For all their vociferous claims to the contrary, the tobacco industry stands to benefit from the black market – and it hasn’t been shy in taking advantage of that fact. Higher demand means greater profit margins for the companies in question, which goes some way to explaining why around two-thirds of all illicit cigarettes are manufactured by the industry itself.
Indeed, Big Tobacco has a lengthy history of complicity in tobacco smuggling stretching back all the way to the 1990s, when leaked documents implicated the four major tobacco corporations in the parallel tobacco trade.
The tobacco industry was forced to pay substantial fines following the revelations, but they have failed as a deterrent to continuing the malpractice; there is a veritable laundry list of whistleblowers, investigative journalists and government researchers which have found evidence that Big Tobacco is still involved in smuggling its own products.

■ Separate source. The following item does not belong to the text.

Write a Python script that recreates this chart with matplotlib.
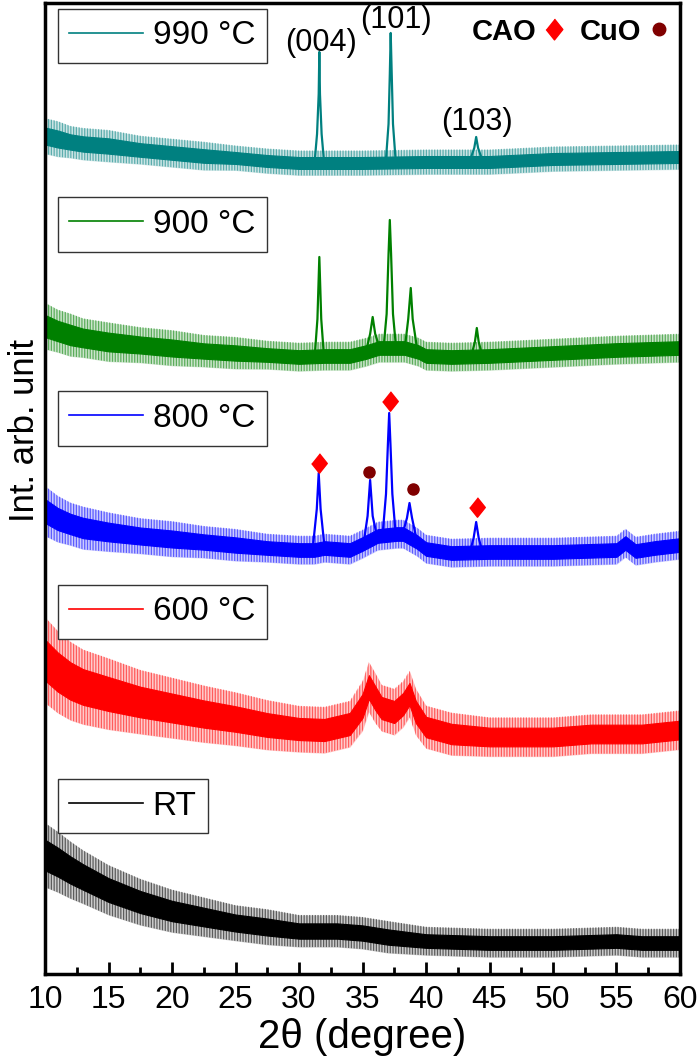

With its profit margins threatened by the widespread rollouts of effective track and trace systems, Big Tobacco deployed its latest favorite tactic – Codentify. The technology, which experts have deemed unfit for purpose, was developed by Philip Morris International (PMI) and leased for free to its TTC counterparts before being sold off for a song to Inexto, an ostensibly independent company run by former PMI employees.
This subterfuge was undoubtedly intended to make the industry-developed system more palatable to governments, given that the FCTC specifically forbids industry involvement in tobacco control measures.
While Ghana has stopped short of embracing Codentify wholesale, it has already made some concerning missteps on its journey towards track and trace. In September last year, public health experts were unsettled by reports that Ghana’s Revenue Authority (GRA) had awarded the contract to print the tax stamps that are integral to track and trace to troubled British company De La Rue.
Alarm bells were first sounded over the opaque and potentially underhanded nature of the tender process but intensified further when De La Rue outsourced key parts of its work to Atos, a firm with longstanding ties to Big Tobacco. As a result, the five-year contract has been suspended.
Time to get serious
The Ghanaian authorities, therefore, are now at a crucial crossroads. To date, the government has proven itself to be a regional leader on matters pertaining to tobacco legislation.
As far back as 1982, it became the first African nation to prohibit cigarette advertisements, while it was one of the first five countries in the continent to join the FCTC.
All that good groundwork will be for nothing, however, if Ghana doesn’t continue to build upon its solid foundations to implement systems that will truly regulate the illicit trade and keep industry interference at arm’s length.
That is, of course, easier said than done. The biggest TTCs all earn far in excess of the revenues garnered by a typical LMIC like Ghana, allowing them to throw their weight around and toss no end of logistical and legal hurdles in the path towards tightened regulations.
Ghana’s decision to partner with De La Rue was an ill-advised one, but its subsequent renunciation of the deal is an encouraging sign that it’s willing to get tough on the illicit market in a way that will have tangible impacts.
What happens next will define whether those impacts are beneficial to the country on an economic and individual level – or whether Ghana will simply become one more nation to fall under the thrall of Big Tobacco and see the problem perpetuated ad nauseam.